|By Andy Higgins|
November 24th, 2014
In terms of content, the book’s primary focus is on “the early years” of the band, so be aware that it is only a partial story which is very much preoccupied with the impact and reactions surrounding the creation and release of Fresh Fruitin 1980.
The main narrative consists of a prequel and seven subsequent chapters, supplemented by a brief piece of guitarist East Bay Ray’s and vocalist Jello Biafra’s views on the legacy of Fresh Fruit, some quite revealing endnotes, a yakety-yak section of comments and quotations, and a short piece entitled “Grafic Anarchy” by Ogg’s co-conspirator and fellow academic Russ Bestley.
Although the book runs out at 216 pages, the worded content is surprisingly small with the bulk of the pages being given to illustrations of gig posters, record sleeves, liner notes, images of record labels, visual montages, and band photographs. The visual anarchy of the Winston Smith creations remains a big part of how Dead Kennedys communicated their unique brand of wit and wisdom; consequently, chapters only contain between seven and nine pages of text.
Aside from Marian Kester’s poorly received Dead Kennedys: The Unauthorised Version, this well-researched and relatively fresh-fruited subject matter christens it with a hallmark of originality. Indeed, with over one hundred book titles already dedicated to bands such as the Pistols, Clash, and Ramones this book is long overdue, which, in many ways, makes it a more welcomed and interesting read.
Throughout its pages, Ogg reminds us that Dead Kennedys notoriety was achieved with almost zero radio play, without the assistance of a major label, and largely from coverage in the underground / DIY press. It is also fair to claim that the band not only existed outside the mainstream but were arguably the first band of their stature to actually turn on and attack the music industry itself, which they did in their own inimitably acerbic way.
Being familiar with the band’s material, it was also great to learn more about the band members’ back histories and how they all came together in San Francisco as part of its burgeoning DIY scene. From Ray’s qualifications in mathematics and his politically active parents to Klaus’s work on pirate radio and seasoned musicianship, the book contains many curious factoids, creating an enjoyable read. For instance, I was intrigued to learn that the band name was not altogether their own invention—in fact far from it—and how another band from Cleveland had originally shied away from using the name Dead Kennedys, as it was an impediment to getting bookings.
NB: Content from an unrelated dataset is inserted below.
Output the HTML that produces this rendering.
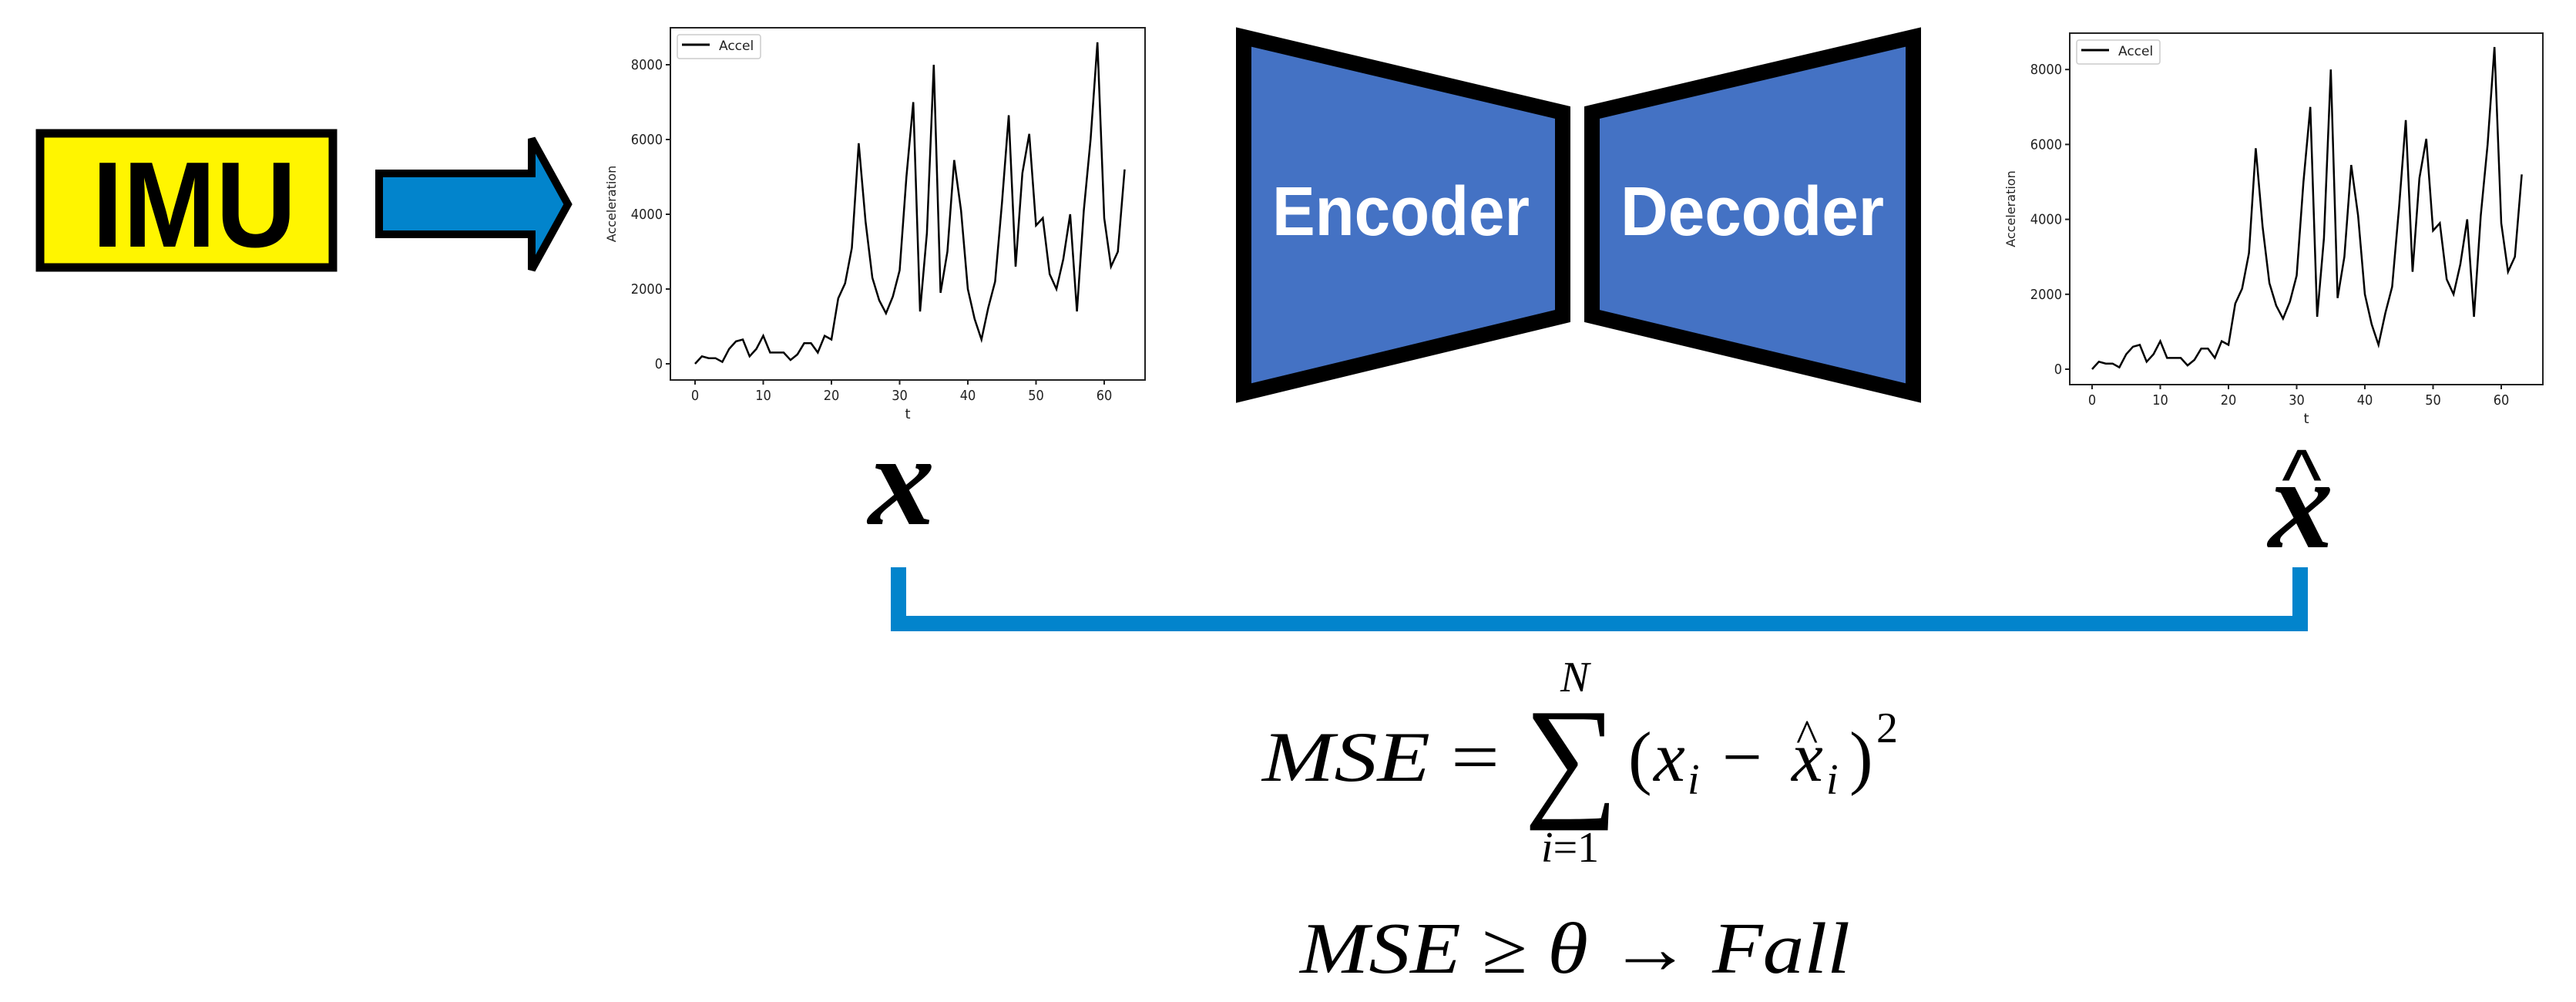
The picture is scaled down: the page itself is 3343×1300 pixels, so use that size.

From the closing pages and endnotes, the relief that this particularly tortuous book-writing journey is finally over is obvious, with the author warning ominously about some other “poor bastard” can pick up the story from where he leaves off. Considering the internal warfare and how certain band members’ frustrations continually seep through, overall it’s a well-balanced and informative account. In the sections where there’s sufficient text to get one’s teeth into the pages just seem to turn themselves, which speaks volumes about Ogg’s ability as a writer.